Sixth Street Growth is leading this latest round, with previous backers Bain Capital Tech Opportunities, Fin Capital and Liquidity Group also participating. SumUp has now raised around $1.5 billion, per PitchBook data.

Hermione McKee, who was appointed as SumUp’s CFO earlier this year, described the round as “mostly equity” but declined to give more exact figures. She also declined to give a specific valuation for SumUp, except to say that it’s higher than the $8.5 billion that SumUp reached in 2022 when it raised €590 million (half in equity; half in debt).

The company says that it has been “positive on an EBITDA basis since Q4 2022” (note: this is not the same as profitable). And that it has had over 30% “top line growth” year on year.

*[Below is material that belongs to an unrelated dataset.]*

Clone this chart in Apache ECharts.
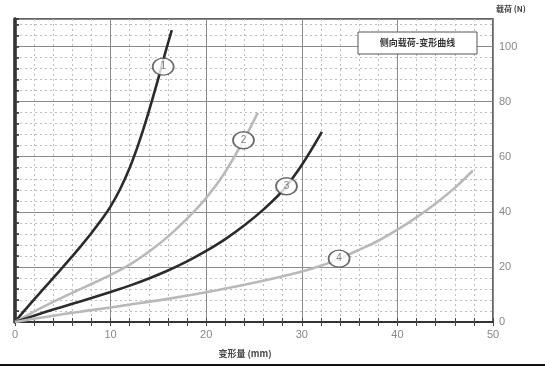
<!DOCTYPE html>
<html><head><meta charset="utf-8">
<script src="https://cdn.jsdelivr.net/npm/echarts@6/dist/echarts.min.js"></script>
<style>html,body{margin:0;padding:0;background:#fff}#c{width:545px;height:368px}</style>
</head><body><div id="c"></div>
<script>
const xTicks = [0, 10, 20, 30, 40, 50];
const yTicks = [0, 20, 40, 60, 80, 100];
const curve1 = [[0,0],[1,4.2],[2,8.2],[3,12.1],[4,16],[5,19.9],[6,23.9],[7,28],[8,32.3],[9,36.9],[10,42],[11,48.3],[12,56],[13,65.5],[14,76.5],[15,88.5],[15.7,97.5],[16.4,106]];
const curve2 = [[0,0],[2,3.8],[4,7.3],[6,10.6],[8,13.8],[10,17.1],[12,20.8],[14,25.5],[16,31],[18,37.5],[20,45],[22,54.5],[24,66.5],[25.4,76]];
const curve3 = [[0,0],[2,2.3],[4,4.5],[6,6.6],[8,8.7],[10,10.9],[12,13.2],[14,15.8],[16,18.7],[18,22],[20,25.8],[22,30.1],[24,35.1],[26,40.9],[28,47.7],[30,57],[32.1,69]];
const curve4 = [[0,0],[4,2.3],[8,4.3],[12,6.3],[16,8.4],[20,10.8],[24,13.5],[28,16.6],[30,18.3],[32,20.4],[34,23.1],[36,26.2],[38,29.5],[40,33.5],[42,38],[44,43],[46,48.7],[47.9,55]];
const curveLabels = [[15.5,92.7,'1'],[23.9,66,'2'],[28.4,49.3,'3'],[33.9,23,'4']];
const title = '侧向载荷-变形曲线';
const xName = '变形量 (mm)';
const yName = '载荷 (N)';

const chart = echarts.init(document.getElementById('c'), null, {renderer:'canvas'});
const dark = '#2b2b2b', light = '#b9b9b9';
function lineSeries(d, color){
  return {type:'line', data:d, smooth:0.35, showSymbol:false, symbol:'none',
    lineStyle:{color:color, width:2.6}, z:3, xAxisIndex:0, yAxisIndex:0};
}
const minorSplit = {show:true, lineStyle:{color:'#bdbdbd', type:[2,3], width:1}};
chart.setOption({
  animation:false,
  backgroundColor:'#fff',
  grid:{left:15, right:52, top:19, bottom:46, show:true, borderColor:'#333', borderWidth:1.5},
  xAxis:[{
    type:'value', min:0, max:50, interval:10, position:'bottom',
    name:xName, nameLocation:'middle', nameGap:27,
    nameTextStyle:{fontFamily:'Noto Sans CJK SC', fontSize:9, fontWeight:'bold', color:'#444', padding:[0,18,0,0]},
    axisLine:{show:true, lineStyle:{color:'#333', width:2}},
    axisTick:{show:true, inside:true, length:4, lineStyle:{color:'#444'}},
    minorTick:{show:true, splitNumber:5, length:4, lineStyle:{color:'#444'}},
    axisLabel:{color:'#888', fontSize:11, fontFamily:'Liberation Sans', margin:7,
      formatter:v=>xTicks.includes(v)?String(v):''},
    splitLine:{show:true, lineStyle:{color:'#8a8a8a', width:1}},
    minorSplitLine:minorSplit
  },{
    type:'value', min:0, max:50, interval:10, position:'top',
    axisLine:{show:true, lineStyle:{color:'#333', width:2}},
    axisTick:{show:true, inside:true, length:4, lineStyle:{color:'#444'}},
    minorTick:{show:true, splitNumber:5, length:4, lineStyle:{color:'#444'}},
    axisLabel:{show:false}, splitLine:{show:false}
  }],
  yAxis:[{
    type:'value', min:0, max:110, interval:20, position:'right',
    axisLine:{show:true, lineStyle:{color:'#222', width:3.5}},
    axisTick:{show:true, inside:false, length:4, lineStyle:{color:'#333', width:1.5}},
    minorTick:{show:true, splitNumber:5, length:4, lineStyle:{color:'#333', width:1.5}},
    axisLabel:{color:'#888', fontSize:11, fontFamily:'Liberation Sans', margin:6, showMaxLabel:false,
      formatter:v=>yTicks.includes(v)?String(v):''},
    splitLine:{show:true, lineStyle:{color:'#8a8a8a', width:1}},
    minorSplitLine:minorSplit
  },{
    type:'value', min:0, max:110, interval:20, position:'left',
    axisLine:{show:true, lineStyle:{color:'#333', width:2}},
    axisTick:{show:true, inside:true, length:4, lineStyle:{color:'#444'}},
    minorTick:{show:true, splitNumber:5, length:4, lineStyle:{color:'#444'}},
    axisLabel:{show:false}, splitLine:{show:false}
  }],
  series:[
    lineSeries(curve1, dark), lineSeries(curve2, light), lineSeries(curve3, dark), lineSeries(curve4, light),
    {type:'scatter', xAxisIndex:0, yAxisIndex:0, z:5,
     data:curveLabels.map(p=>({value:[p[0],p[1]], name:p[2]})),
     symbol:'circle', symbolSize:[21,17],
     itemStyle:{color:'#fff', borderColor:'#444', borderWidth:1.6},
     label:{show:true, position:'inside', formatter:p=>p.name, color:'#666', fontSize:10, fontFamily:'Liberation Sans'}}
  ],
  graphic:[
    {type:'rect', shape:{x:358, y:32, width:119, height:22}, style:{fill:'#fff', stroke:'#555', lineWidth:1}, z:10},
    {type:'text', x:417.5, y:43, style:{text:title, fill:'#333', font:'bold 9px "Noto Sans CJK SC"', textAlign:'center', textVerticalAlign:'middle'}, z:11},
    {type:'text', x:496, y:9, style:{text:yName, fill:'#444', font:'bold 8px "Noto Sans CJK SC"', textAlign:'left', textVerticalAlign:'middle'}, z:11},
    {type:'line', shape:{x1:0, y1:365, x2:545, y2:365}, style:{stroke:'#111', lineWidth:2}, z:10}
  ]
});
</script></body></html>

But on the other hand, there are other indications that business is tough right now. SumUp says that its customer base currently totals around 4 million, which is exactly the same figure it quoted two years ago.

And today’s funding news comes in the wake of some other rocky data points for the company. It was only a couple of months ago that Groupon disclosed that, as part of a larger group of secondary transactions between existing shareholders, it sold part of its stake in the company at a valuation of $4.1 billion. In other words, it made the sale at less than half what the company was worth in 2022.

That $8.5 billion valuation from 2022, meanwhile, was a major discount on the €20 billion ($21.5 billion) SumUp had been hoping to achieve, underscoring how hard it has been to raise big equity rounds. (And in line with that, SumUp’s last raise, in August, was for a $100 million credit facility.)

Payment tech businesses in Europe and the U.S. also faced some tough scrutiny and slower business.

PayPal and Square, two publicly listed U.S. companies that compete directly with SumUp, have seen their share prices and market caps tank since 2022. (PayPal’s share price is currently less than $60/share, down from a peak of nearly $300/share. Square and parent company Block are trading at around 25% of its peak.) Stripe famously saw its valuation nearly halved to $50 billion this year.

Closer to home, publicly listed Adyen has also been in the financial doldrums after reporting sluggish growth. But as a measure of how volatile the market is right now, and how thirsty investors are for any signs of good news, Adyen’s mere statement of a turnaround plan (plan, not results) sent the company’s stock up 30%.

Klarna and Checkout have, so far, not been so lucky: Klarna’s valuation dropped some 85% the last time it raised money; Checkout had a $40 billion valuation when it raised $1 billion in January 2022, but since then it’s reportedly marked down that figure to $10 billion internally.

Now 11 years old and one of the biggest of the privately held payments startups, SumUp is banking on its track record of longevity as a signal of its stability.

“For over a decade, SumUp has consistently delivered sustained growth and boldly entered and led entirely new product categories and markets,” said Nari Ansari, MD at Sixth Street Growth in a statement. “This… track record and culture of innovation combined with SumUp’s thoughtful approach to growth and efficiency are well-aligned with Sixth Street Growth’s investing strategy.”